Exuberância digital
O bitcoin atrai investidores pelo mundo e bate recorde de valorização. O risco é o dinheiro virtual ser apenas uma bolha especulativa
Enquanto realizava um estudo sobre criptografia em 2009, o engenheiro elétrico norueguês Kristoffer Koch entrou em contato com uma novidade na época: o bitcoin, moeda virtual que prometia retirar o poder das instituições financeiras sobre as transações econômicas. Interessado em modernidades do labiríntico mundo da informática, Koch decidiu aventurar-se nessa descoberta e gastou pouco mais de 20 dólares para adquirir 5 000 bitcoins. A moeda então era pouquíssimo conhecida e tinha utilidade prática tão insignificante que Koch só voltou a se lembrar do assunto quatro anos mais tarde, quando soube de uma valorização expressiva nas cotações do dinheiro digital. Gastou um dia inteiro tentando relembrar sua senha e constatou que a aventura especulativa havia lhe rendido quase 890 000 dólares, o equivalente a 3 milhões de reais. Hoje é extremamente simples converter os valores digitais em qualquer moeda, por meio das corretoras especializadas espalhadas por todo o mundo, inclusive no Brasil. O engenheiro norueguês usou parte de sua fortuna para comprar um apartamento em um bairro nobre de Oslo.
O interesse de novos investidores se explica pela alta vertiginosa das cotações do bitcoin e de outras moedas virtuais, como o ethereum, nos últimos meses. Muitos analistas financeiros alertam para o risco de estar sendo formada uma bolha especulativa. Trata-se de uma exuberância digital que faz lembrar os anos do entusiasmo irracional com a valorização das ações das empresas de internet. A maior fortuna em bitcoins (pelo menos entre as declaradas) pertence ao californiano Roger Ver, de 39 anos, com um patrimônio superior a 50 milhões de dólares. De julho de 2015 até hoje, o preço do bitcoin saltou de 260 dólares para 2 625, uma valorização de quase 1 000%. A febre especulativa já aportou no Brasil. “Percebemos o aumento do interesse de investidores mais qualificados. São pessoas entre 35 e 50 anos que já investiam na bolsa e querem testar novas aplicações financeiras”, afirma Luís Augusto Schiavon, sócio-fundador da corretora Foxbit, em São Paulo.

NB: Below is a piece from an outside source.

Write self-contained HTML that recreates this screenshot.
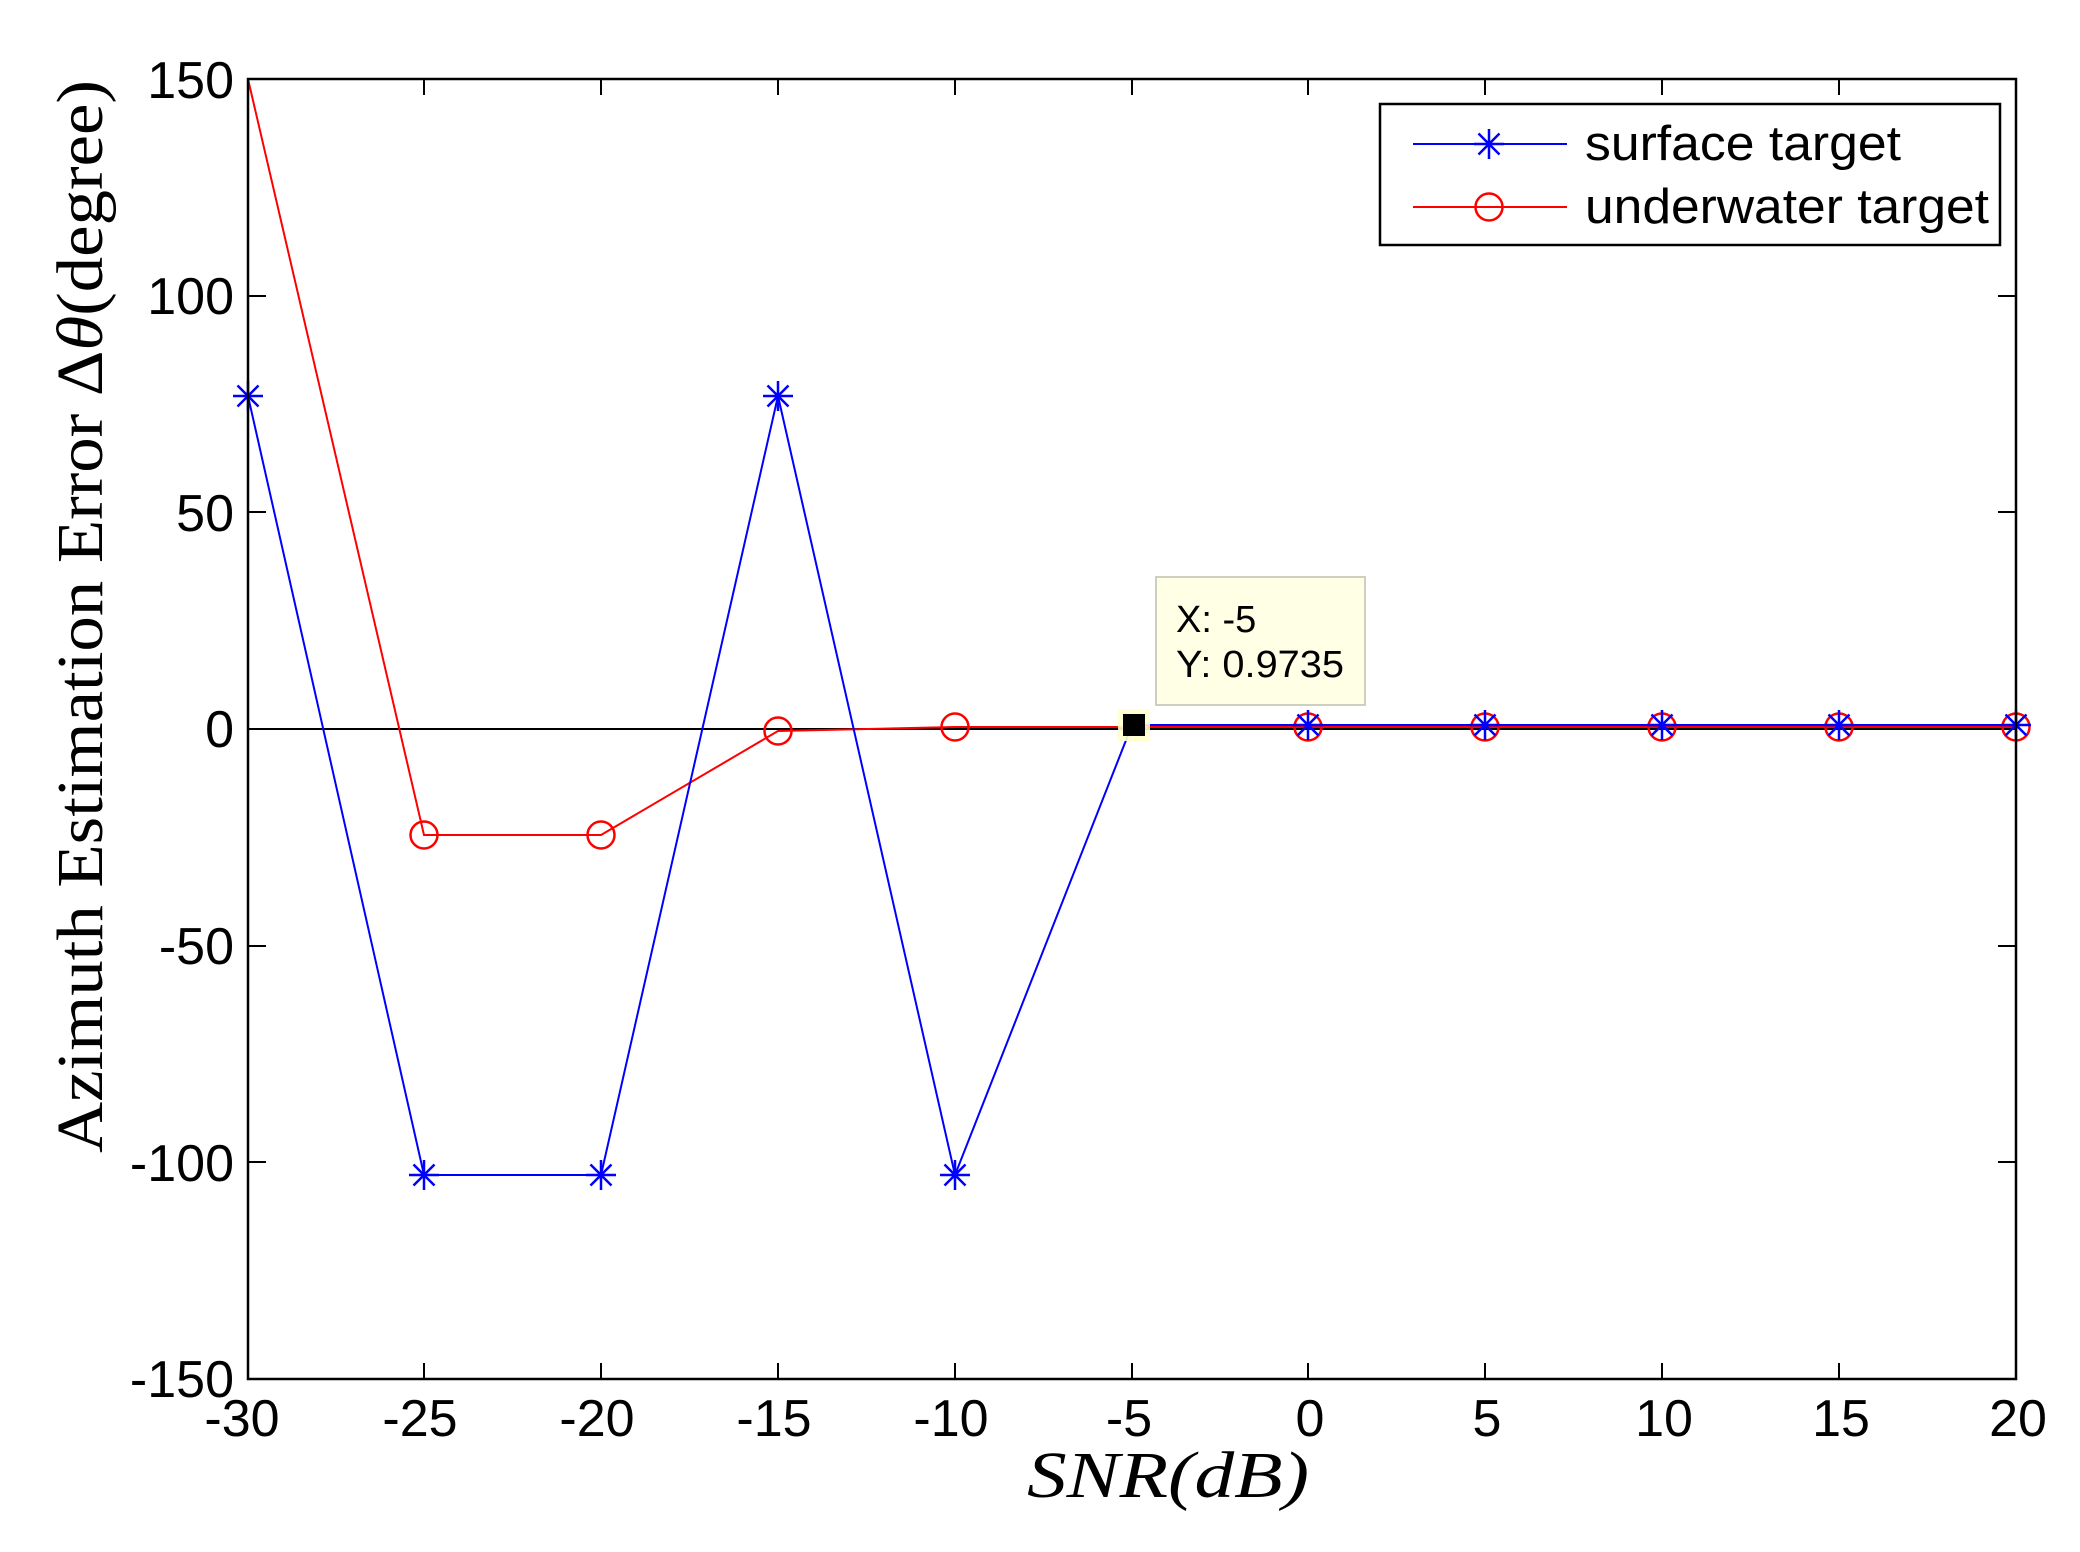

Ainda que seu funcionamento siga incompreensível para a larga maioria da população cujos conhecimentos de informática não vão muito além de trocar mensagens e vasculhar redes sociais, há cada vez mais pessoas que enxergam nos bitcoins a possibilidade de, assim como Koch, obter excepcionais retornos financeiros. Para adquirir e negociar a moeda virtual, existem dois caminhos. O primeiro, similar à abertura de uma conta em um banco, é recorrer a uma corretora especializada. Há três grandes empresas que prestam esse serviço no Brasil. Elas exigem um processo de identificação, todo on-line. Por meio das corretoras, de maneira análoga à das casas de câmbio, é possível transformar o dinheiro na moeda corrente (reais, por exemplo) em moeda virtual. Paga-se uma taxa pelo serviço. A segunda maneira é baixar um dos vários tipos de programas gratuitos disponíveis na internet e criar a própria conta. É um processo parecido com o da criação de um e-mail. Não há a exigência de fornecer comprovantes para a identificação de usuário, e, por isso, esse é o caminho predileto de quem deseja se manter anônimo. Com sua conta pronta, é necessário encontrar, na web, alguém disposto a vender bitcoins. A forma mais simples de transformar bitcoins em dinheiro vivo é passar por uma corretora, mas isso significa, quase sempre, deixar rastros sobre a identidade dos envolvidos na transação. É fácil também fazer compras pagando com bitcoins, desde que, obviamente, o vendedor aceite a moeda virtual. O comerciante fornece um código de sua conta. Basta que o cliente faça a transferência dos seus bitcoins, algo parecido com o envio de um e-mail. É possível que isso seja realizado através de aplicativos. O vendedor pode checar em tempo real se o “depósito” foi efetuado.